What is the rule of 72 and how does it relate to interest?
The rule of 72 is a simple way to estimate how long it will take for an investment to double at a given annual rate of return. You divide 72 by the annual interest rate (as a percentage). For example, at 6% interest, your money will double in approximately 72/6 = 12 years. This rule works best for interest rates between 4% and 15%. It's a quick mental math tool to understand the power of compounding.
Why do credit cards have such high interest rates?
Credit cards typically have high interest rates (often 15-25% or more) for several reasons: they're unsecured loans (no collateral), have high default rates, offer convenience and rewards, and the interest is often compounded daily. The high rates help offset the risk to lenders and the cost of rewards programs. Additionally, many credit card users only make minimum payments, which maximizes the interest charged over time.
How does inflation affect my savings and investments?
Inflation reduces the purchasing power of your money over time. If your savings or investments don't earn a return at least equal to the inflation rate, you're effectively losing money in real terms. For example, if inflation is 3% and your savings account earns 1%, your real return is -2%. This is why it's important to consider investments that historically outpace inflation, like stocks, rather than keeping all your money in low-interest savings accounts.
What is APR and how is it different from interest rate?
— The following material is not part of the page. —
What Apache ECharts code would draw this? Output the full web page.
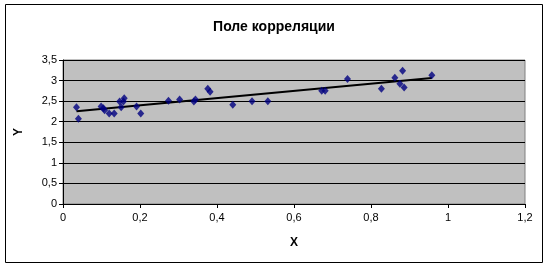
<!DOCTYPE html>
<html><head><meta charset="utf-8">
<script src="https://cdn.jsdelivr.net/npm/echarts@6/dist/echarts.min.js"></script>
<style>html,body{margin:0;padding:0;background:#fff}#c{width:548px;height:266px}</style>
</head><body><div id="c"></div>
<script>
const titleText = 'Поле корреляции';
const xName = 'X';
const yName = 'Y';
const xValues = [0.035,0.040,0.099,0.105,0.108,0.120,0.133,0.147,0.151,0.157,0.159,0.191,0.202,
  0.274,0.303,0.340,0.344,0.376,0.382,0.441,0.491,0.532,
  0.672,0.681,0.739,0.827,0.862,0.875,0.882,0.886,0.958];
const yValues = [2.35,2.07,2.37,2.33,2.28,2.20,2.20,2.49,2.35,2.49,2.57,2.37,2.20,
  2.51,2.54,2.49,2.54,2.80,2.73,2.41,2.50,2.50,
  2.75,2.75,3.04,2.80,3.07,2.92,3.24,2.83,3.13];

// least-squares trend line over the data
const n = xValues.length;
const mx = xValues.reduce((a,b)=>a+b,0)/n;
const my = yValues.reduce((a,b)=>a+b,0)/n;
let sxy=0,sxx=0;
for(let i=0;i<n;i++){sxy+=(xValues[i]-mx)*(yValues[i]-my);sxx+=(xValues[i]-mx)**2;}
const slope = sxy/sxx, icpt = my - slope*mx;
const xmin = Math.min(...xValues), xmax = Math.max(...xValues);
const trend = [[xmin, icpt+slope*xmin],[xmax, icpt+slope*xmax]];

const fmt = v => String(+v.toFixed(1)).replace('.', ',');
const font = '"Liberation Sans", Arial, sans-serif';
const chart = echarts.init(document.getElementById('c'), null, {renderer:'canvas'});
chart.setOption({
  animation:false,
  backgroundColor:'#fff',
  title:{text:titleText,left:'center',top:15,textStyle:{fontFamily:font,fontSize:14,fontWeight:'bold',color:'#000'}},
  grid:{left:63,right:23,top:60,bottom:62,show:true,backgroundColor:'#C0C0C0',borderColor:'#808080',borderWidth:1,outerBoundsMode:'none',containLabel:false},
  xAxis:{type:'value',min:0,max:1.2,interval:0.2,name:xName,nameLocation:'middle',nameGap:33,
    nameTextStyle:{fontFamily:font,fontSize:12,fontWeight:'bold',color:'#000'},
    axisLine:{show:true,onZero:false,lineStyle:{color:'#000',width:1}},
    axisTick:{show:true,length:4,inside:false,lineStyle:{color:'#000'}},
    axisLabel:{margin:8,fontFamily:font,fontSize:11,color:'#000',formatter:fmt},
    splitLine:{show:false}},
  yAxis:{type:'value',min:0,max:3.5,interval:0.5,name:yName,nameLocation:'middle',nameGap:38,nameRotate:90,
    nameTextStyle:{fontFamily:font,fontSize:12,fontWeight:'bold',color:'#000'},
    axisLine:{show:true,onZero:false,lineStyle:{color:'#000',width:1}},
    axisTick:{show:true,length:4,inside:false,lineStyle:{color:'#000'}},
    axisLabel:{margin:6,fontFamily:font,fontSize:11,color:'#000',formatter:fmt},
    splitLine:{show:true,lineStyle:{color:'#000',width:1}}},
  graphic:[{type:'rect',shape:{x:5.5,y:4.5,width:537,height:258},style:{fill:'none',stroke:'#000',lineWidth:1},silent:true,z:-1}],
  series:[
    {type:'line',data:trend,symbol:'none',lineStyle:{color:'#000',width:2},z:2},
    {type:'scatter',data:xValues.map((x,i)=>[x,yValues[i]]),symbol:'diamond',symbolSize:[7,8],itemStyle:{color:'#000080'},z:3}
  ]
});
</script></body></html>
APR (Annual Percentage Rate) includes not only the interest rate but also other costs associated with the loan, such as origination fees, closing costs, or mortgage insurance. It's a more comprehensive measure of the true cost of borrowing. The interest rate, on the other hand, is simply the cost of borrowing the principal amount. APR is always equal to or higher than the interest rate.
Can I use this calculator for business loans or investments?
Yes, this calculator can be used for any scenario where you need to calculate interest, whether for personal or business purposes. For business loans, you would enter the loan amount as the principal, the loan's interest rate, and the term. For business investments, you would enter the investment amount, expected return rate, and investment period. The same principles of simple and compound interest apply to both personal and business finance.